Zwar fallen das mit zahlreichen plötzlichen Breaks versehene "Arkhipov Calm" und das noisige "I Can Tell You About Pain" im Vergleich zum Eröffnungstriplett deutlich wüster aus, bis hierhin macht "The Dusk In Us" aber tatsächlich einen vergleichsweise zugänglichen Eindruck. Wir reden hier natürlich immer noch von CONVERGE, nach wie vor gibt es in einzelnen Songs mehr Tempowechsel als bei anderen Bands auf einem ganzen Album und Jake Bannons "Gesang" springt weiterhin zwischen mal gequälten, mal wütenden Schreien und heiseren Shouts umher, das Chaos wirkt aber gezielter eingesetzt und weniger impulsgesteuert. Dadurch wirkt das Album insgesamt etwas zugänglicher und die Momente, die Menschen mit eher konservativen Hörgewohnheiten nur als Krach bezeichnen können, halten sich in übersichtlichen Grenzen. Dieser Eindruck bestätigt sich auch im weiteren Verlauf des Albums.

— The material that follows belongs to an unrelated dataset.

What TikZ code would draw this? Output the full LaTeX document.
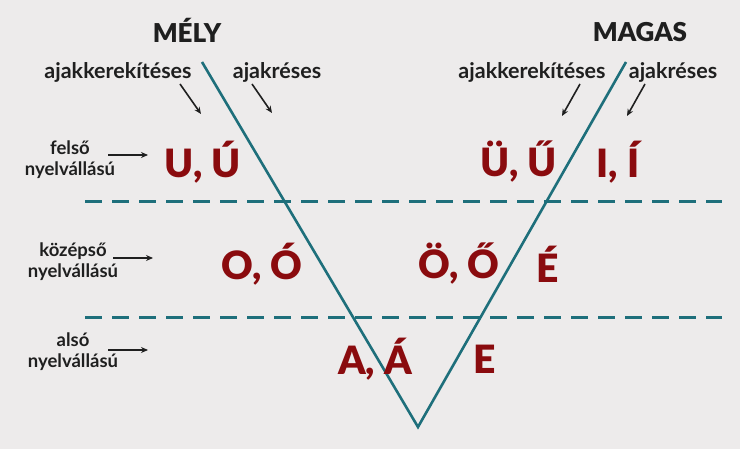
\documentclass[tikz,border=0pt]{standalone}
\usepackage{fontspec}
\setmainfont{Lato}
\newfontfamily\heavy{Lato Black}
\usetikzlibrary{arrows.meta}
\definecolor{bgc}{HTML}{EDEBEB}
\definecolor{teal1}{HTML}{1E6F7B}
\definecolor{vred}{HTML}{8A0B0E}
\begin{document}
\begin{tikzpicture}[x=1pt,y=-1pt,
  lbl/.style={font=\fontsize{21.5}{24}\selectfont\bfseries, text=black!88, inner sep=0pt},
  hdr/.style={font=\fontsize{26}{28}\heavy, text=black!88, inner sep=0pt},
  side/.style={font=\fontsize{18.5}{21}\selectfont\bfseries, text=black!88, align=center, inner sep=0pt},
  vow/.style={font=\fontsize{39}{42}\heavy, text=vred, inner sep=0pt},
  arr/.style={-{Stealth[length=7pt,width=6pt]}, line width=1.6pt, black!88},
  vline/.style={teal1, line width=2.6pt},
  dline/.style={teal1, line width=3pt, dash pattern=on 17pt off 10pt}]
\fill[bgc] (0,0) rectangle (740,449);
\useasboundingbox (0,0) rectangle (740,449);
% V
\coordinate (lt) at (202,62);
\coordinate (vb) at (418,427);
\coordinate (rt) at (626,62);
\draw[vline, line join=miter] (lt) -- (vb) -- (rt);
% dashed lines
\coordinate (d1a) at (85,202); \coordinate (d1b) at (722,202);
\coordinate (d2a) at (85,318); \coordinate (d2b) at (722,318);
\draw[dline] (d1a) -- (d1b);
\draw[dline] (d2a) -- (d2b);
% headers
\node[hdr] (mely) at (187,30) {MÉLY};
\node[hdr] (magas) at (640,32) {MAGAS};
% labels
\node[lbl] (l1) at (118,72) {ajakkerekítéses};
\node[lbl] (l2) at (277,72) {ajakréses};
\node[lbl] (r1) at (532,72) {ajakkerekítéses};
\node[lbl] (r2) at (673,72) {ajakréses};
\coordinate (a1s) at (180,84); \coordinate (a1e) at (201,114);
\coordinate (a2s) at (252,84); \coordinate (a2e) at (272,113);
\coordinate (a3s) at (580,84); \coordinate (a3e) at (562,116);
\coordinate (a4s) at (645,84); \coordinate (a4e) at (627,116);
\draw[arr] (a1s) -- (a1e);
\draw[arr] (a2s) -- (a2e);
\draw[arr] (a3s) -- (a3e);
\draw[arr] (a4s) -- (a4e);
% side labels
\node[side] (s1) at (70,160) {felső\\nyelvállású};
\node[side] (s2) at (73,262) {középső\\nyelvállású};
\node[side] (s3) at (73,352) {alsó\\nyelvállású};
\coordinate (b1s) at (108,155); \coordinate (b1e) at (148,155);
\coordinate (b2s) at (113,258); \coordinate (b2e) at (153,258);
\coordinate (b3s) at (108,350); \coordinate (b3e) at (148,350);
\draw[arr] (b1s) -- (b1e);
\draw[arr] (b2s) -- (b2e);
\draw[arr] (b3s) -- (b3e);
% vowels
\node[vow] (uu) at (203,162) {U, Ú};
\node[vow] (yy) at (519,162) {Ü, Ű};
\node[vow] (ii) at (618,162) {I, Í};
\node[vow] (oo) at (262,264) {O, Ó};
\node[vow] (ooe) at (459,264) {Ö, Ő};
\node[vow] (ee) at (548,264) {É};
\node[vow] (aa) at (375,359) {A, Á};
\node[vow] (e) at (485,359) {E};
\end{tikzpicture}
\end{document}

Ein Highlight der Platte ist sicherlich das Titelstück, denn hier beschreiten CONVERGE zum Teil ungewohnte Pfade. Wo die Instrumentierung weitestgehend minimalistisch ausfällt, wird die düstere Atmosphäre umso dicker aufgetragen und wirkt regelrecht greifbar. Anfangs nur von der Gitarre begleitet führt Bannon mit überraschend warmem Gesang durch eine Nummer, die fast als verträumter Shoegaze durchgehen könnte, wäre da nicht trotzdem dieses unterschwellige Gefühl der Bedrohung, das sich gegen Ende zwischen mächtigen Riffwänden und heiseren Schreien entlädt. Und wenn Bannon im Refrain "There's monsters among us" singt, dann glaubt man ihm das sofort. Schaurig, emotional, unglaublich intensiv und einfach genial.

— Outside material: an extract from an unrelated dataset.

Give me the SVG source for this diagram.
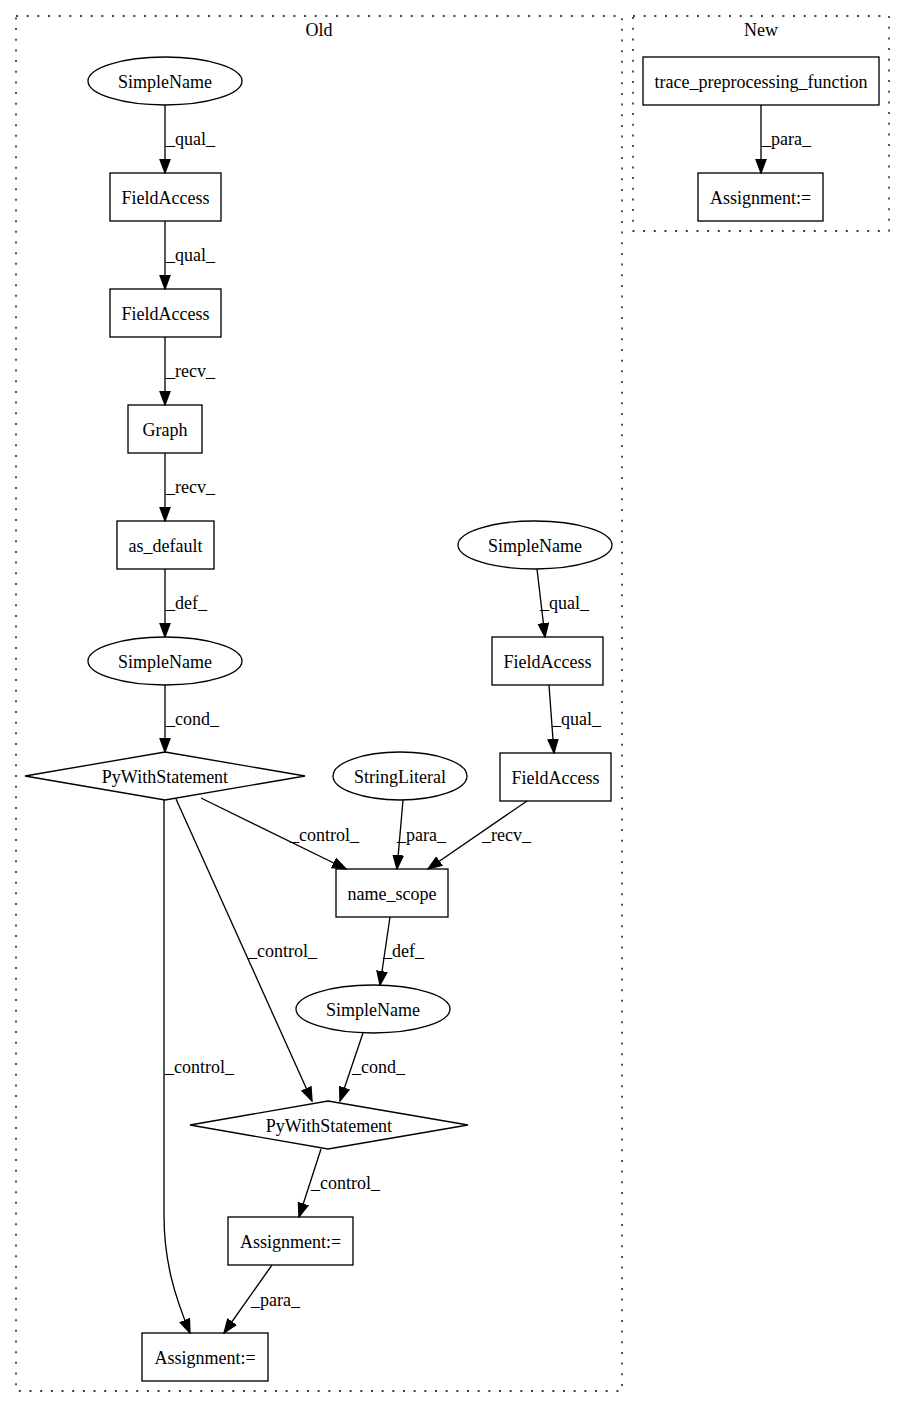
<svg xmlns="http://www.w3.org/2000/svg" width="905" height="1408" viewBox="0 0 905 1408">
<style>
text{font-family:"Liberation Serif","Times New Roman",serif;font-size:18px;fill:#000}
.n{text-anchor:middle}
.shape{fill:none;stroke:#000;stroke-width:1.33}
.cluster{fill:none;stroke:#000;stroke-width:1.33;stroke-dasharray:2,8.67}
.e{fill:none;stroke:#000;stroke-width:1.33;marker-end:url(#arr)}
</style>
<defs>
<marker id="arr" markerUnits="userSpaceOnUse" markerWidth="15" markerHeight="12" refX="14" refY="6" orient="auto">
<path d="M0.5,1 L14,6 L0.5,11 z" fill="#000" stroke="#000" stroke-width="1.33"/>
</marker>
</defs>
<rect width="905" height="1408" fill="#fff"/>
<g id="cluster-old">
<rect class="cluster" x="16" y="16" width="606" height="1375"/>
<text class="n" x="319" y="36">Old</text>
</g>
<g id="cluster-new">
<rect class="cluster" x="633" y="16" width="256" height="215"/>
<text class="n" x="761" y="36">New</text>
</g>
<g id="edges">
<path class="e" d="M165,105 L165,173"/><text x="166" y="145">_qual_</text>
<path class="e" d="M165,221 L165,289"/><text x="166" y="261">_qual_</text>
<path class="e" d="M165,337 L165,405"/><text x="166" y="377">_recv_</text>
<path class="e" d="M165,453 L165,521"/><text x="166" y="493">_recv_</text>
<path class="e" d="M165,569 L165,637"/><text x="166" y="609">_def_</text>
<path class="e" d="M165,685 L165,752"/><text x="166" y="725">_cond_</text>
<path class="e" d="M537,569 L545,637"/><text x="540" y="609">_qual_</text>
<path class="e" d="M549,685 L554,753"/><text x="552" y="725">_qual_</text>
<path class="e" d="M201,798 L346,869"/><text x="290" y="841">_control_</text>
<path class="e" d="M403,800 L397,869"/><text x="397" y="841">_para_</text>
<path class="e" d="M527,801 L428,869"/><text x="482" y="841">_recv_</text>
<path class="e" d="M390,917 L380,985"/><text x="383" y="957">_def_</text>
<path class="e" d="M176,799 L312,1101"/><text x="248" y="957">_control_</text>
<path class="e" d="M363,1033 L340,1101"/><text x="352" y="1073">_cond_</text>
<path class="e" d="M164,800 L164,1215 C164,1262 175,1297 190,1333"/><text x="165" y="1073">_control_</text>
<path class="e" d="M321,1149 L299,1217"/><text x="311" y="1189">_control_</text>
<path class="e" d="M272,1265 L224,1333"/><text x="251" y="1306">_para_</text>
<path class="e" d="M761,105 L761,173"/><text x="762" y="145">_para_</text>
</g>
<g id="n-simplename1"><ellipse class="shape" cx="165" cy="81" rx="77" ry="24"/><text class="n" x="165" y="87.5">SimpleName</text></g>
<g id="n-fieldaccess1"><rect class="shape" x="110" y="173" width="111" height="48"/><text class="n" x="165.5" y="203.5">FieldAccess</text></g>
<g id="n-fieldaccess2"><rect class="shape" x="110" y="289" width="111" height="48"/><text class="n" x="165.5" y="319.5">FieldAccess</text></g>
<g id="n-graph"><rect class="shape" x="128" y="405" width="74" height="48"/><text class="n" x="165" y="435.5">Graph</text></g>
<g id="n-asdefault"><rect class="shape" x="117" y="521" width="97" height="48"/><text class="n" x="165.5" y="551.5">as_default</text></g>
<g id="n-simplename2"><ellipse class="shape" cx="165" cy="661" rx="77" ry="24"/><text class="n" x="165" y="667.5">SimpleName</text></g>
<g id="n-pywith1"><polygon class="shape" points="165,752 305,776 165,800 25,776"/><text class="n" x="165" y="782.5">PyWithStatement</text></g>
<g id="n-stringliteral"><ellipse class="shape" cx="400" cy="776" rx="67" ry="24"/><text class="n" x="400" y="782.5">StringLiteral</text></g>
<g id="n-simplename3"><ellipse class="shape" cx="535" cy="545" rx="77" ry="24"/><text class="n" x="535" y="551.5">SimpleName</text></g>
<g id="n-fieldaccess3"><rect class="shape" x="492" y="637" width="111" height="48"/><text class="n" x="547.5" y="667.5">FieldAccess</text></g>
<g id="n-fieldaccess4"><rect class="shape" x="500" y="753" width="111" height="48"/><text class="n" x="555.5" y="783.5">FieldAccess</text></g>
<g id="n-namescope"><rect class="shape" x="336" y="869" width="112" height="48"/><text class="n" x="392" y="899.5">name_scope</text></g>
<g id="n-simplename4"><ellipse class="shape" cx="373" cy="1009" rx="77" ry="24"/><text class="n" x="373" y="1015.5">SimpleName</text></g>
<g id="n-pywith2"><polygon class="shape" points="328,1101 468,1125 328,1149 190,1125"/><text class="n" x="329" y="1131.5">PyWithStatement</text></g>
<g id="n-assignment1"><rect class="shape" x="228" y="1217" width="125" height="48"/><text class="n" x="290.5" y="1247.5">Assignment:=</text></g>
<g id="n-assignment2"><rect class="shape" x="142" y="1333" width="126" height="48"/><text class="n" x="205" y="1363.5">Assignment:=</text></g>
<g id="n-trace"><rect class="shape" x="643" y="57" width="236" height="48"/><text class="n" x="761" y="87.5">trace_preprocessing_function</text></g>
<g id="n-assignment-new"><rect class="shape" x="698" y="173" width="125" height="48"/><text class="n" x="760.5" y="203.5">Assignment:=</text></g>
</svg>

Mit "Wildlife" gibt es dann wieder flottes Futter für den Pit, während "Murk & Marro" und "Trigger" schon fast lässig vor sich hin grooven, von dissonanten Wutausbrüchen natürlich abgesehen. Bei den rasanten Prügelorgien "Broken By Light" und "Cannibals" pack Kurt Ballou jeweils gegen Ende fetteste Thrashriffs à la SLAYER aus und es entsteht der Eindruck, dass die zusammen weniger als drei Minuten dauernden Nummern als Doppelpack gedacht sind. "Thousands Of Miles Between Us" begibt sich dann noch mal in melancholisch wabernde Alternativegefilde, bevor "Reptilian" das Album mit wütenden Shouts, enorm drückendem Groove und erneut brachialer Thrashkante beendet.
Was soll man sagen, CONVERGE haben wieder ordentlich abgeliefert und mit "The Dusk In Us" ein Album kreiert, das die gesamte Gefühlspalette zwischen Verzweiflung und Melancholie, unbändiger Wut, aber auch Hoffnung und Euphorie abdeckt. Die Musik ist wie immer auf hohem technischem Niveau, aber nie verkopft und stets roh und brutal vorgetragen. Insgesamt gestaltet sich "The Dusk In Us" zugänglicher als manch andere Scheibe der Bostoner, Easy Listening ist das natürlich trotzdem nicht. Wer aber bisher keinen Zugang zur Musik von CONVERGE gefunden hat, der könnte es jetzt noch mal versuchen. Fans müssen beim Kauf ohnehin nicht lange überlegen.